Abstract

Rendezvous is a vital process for connection establishment and recovery in dynamic spectrum access (DSA) networks. Frequency hopping (FH) is an effective rendezvous method that does not rely on a predetermined control channel. Recently, quorum-based FH approaches have been proposed for enabling asynchronous rendezvous between two or more secondary users (SUs). In this paper, we consider two collocated secondary networks, each represented by a pair of SUs. Both networks try to rendezvous concurrently, each aiming at maximizing its rendezvous performance, as measured by the average time-to-rendezvous and the number of rendezvous opportunities. To study this form of coexistence rendezvous, we follow a non-cooperative combinatorial game-theoretic framework, which we refer to as CORE. In this framework, SUs have different preferences towards various available licensed channels. Assuming first that SUs are time-synchronized, we formulate the interactions between the two networks as a two-player symmetric combinatorial game.

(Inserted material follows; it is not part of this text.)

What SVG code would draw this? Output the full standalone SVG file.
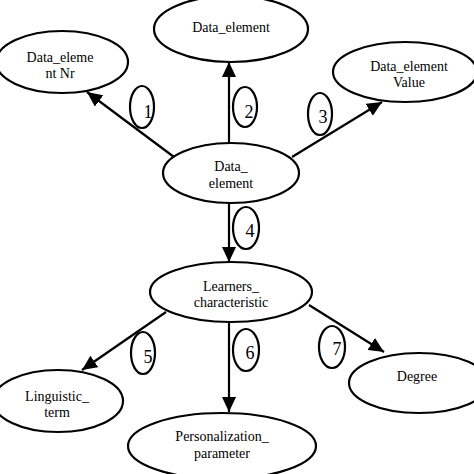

We show the existence and uniqueness of a finite-population evolutionary stable strategy for this game. Furthermore, we conjecture that the game attains a pure-strategy Nash equilibrium (NE) for a wide range of design parameters. We also show that when SU pairs have the same preference towards all available channels, our game is an exact potential game, and hence the sequential best-response update is guaranteed to converge to a pure-strategy NE. We then study the time-asynchronous rendezvous game when SU pairs have the same preference towards all available channels. In this case, the game is also shown to be an exact potential game.